I can never agree with your affirmation that "AI is already the Architect". It is not, the AI does not design anything. It does not plan anything. It has no ideas, no critical thinking, no judgement of value or morals. The AI just does what it's told, like a tool, a worker ant, or any other algorithm. It's complicated enough that it's not obvious to us what it was told to do, but ultimately it's all it can do.

zwkrt|3 years ago

I understand your point, and I'll agree to disagree. I think it just has to do with what we value. Even though it is a tool, tools change what options we have. If you have a shovel, 'digging holes' is now an optional activity for you to pursue that wouldn't have been otherwise. Is the shovel the 'architect' of your ability to dig holes?

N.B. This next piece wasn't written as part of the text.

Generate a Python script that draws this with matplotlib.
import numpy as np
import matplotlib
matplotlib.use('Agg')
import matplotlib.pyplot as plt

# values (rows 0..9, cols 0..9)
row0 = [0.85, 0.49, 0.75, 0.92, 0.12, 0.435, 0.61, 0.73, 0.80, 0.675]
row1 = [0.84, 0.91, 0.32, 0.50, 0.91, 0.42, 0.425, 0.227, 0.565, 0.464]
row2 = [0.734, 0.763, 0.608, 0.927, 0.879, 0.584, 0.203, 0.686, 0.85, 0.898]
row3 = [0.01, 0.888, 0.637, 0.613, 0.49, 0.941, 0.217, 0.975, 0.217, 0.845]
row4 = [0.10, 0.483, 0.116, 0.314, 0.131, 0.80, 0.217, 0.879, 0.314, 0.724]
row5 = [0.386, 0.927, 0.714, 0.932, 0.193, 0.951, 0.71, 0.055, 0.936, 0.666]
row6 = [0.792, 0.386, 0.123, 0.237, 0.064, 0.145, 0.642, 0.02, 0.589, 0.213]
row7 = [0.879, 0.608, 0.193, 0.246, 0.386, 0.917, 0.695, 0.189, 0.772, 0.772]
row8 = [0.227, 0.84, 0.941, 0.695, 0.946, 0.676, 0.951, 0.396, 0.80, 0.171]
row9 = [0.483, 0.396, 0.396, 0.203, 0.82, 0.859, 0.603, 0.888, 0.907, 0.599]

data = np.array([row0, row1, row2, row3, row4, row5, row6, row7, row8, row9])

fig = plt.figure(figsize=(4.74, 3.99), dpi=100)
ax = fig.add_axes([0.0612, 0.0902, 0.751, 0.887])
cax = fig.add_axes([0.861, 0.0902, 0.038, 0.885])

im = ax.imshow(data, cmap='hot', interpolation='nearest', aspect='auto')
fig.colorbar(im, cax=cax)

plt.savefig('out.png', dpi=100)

Maybe no, but the tool-human interaction is a back and forth. Tools generate affordances and humans choose to act on affordances.

Maybe put it this way, if there was an AI that could plan out your day in a way that would optimize some metric of happiness that you agree with, you might start to use the AI. Is the AI the architect of your day because it plans it out and tells you what to do, or are you still in charge because you could choose to stop using the tool, even though it would not be in your best interest?

I think this is the point that we are reaching with AI: it is a tool that is so flexible that it doesn't just offer single affordances, but begins to be used as a guiding function for what decisions to take. At that point I think it /is/ an architect of some kind.

Again though, this is mostly just quibbling about definitions and terms.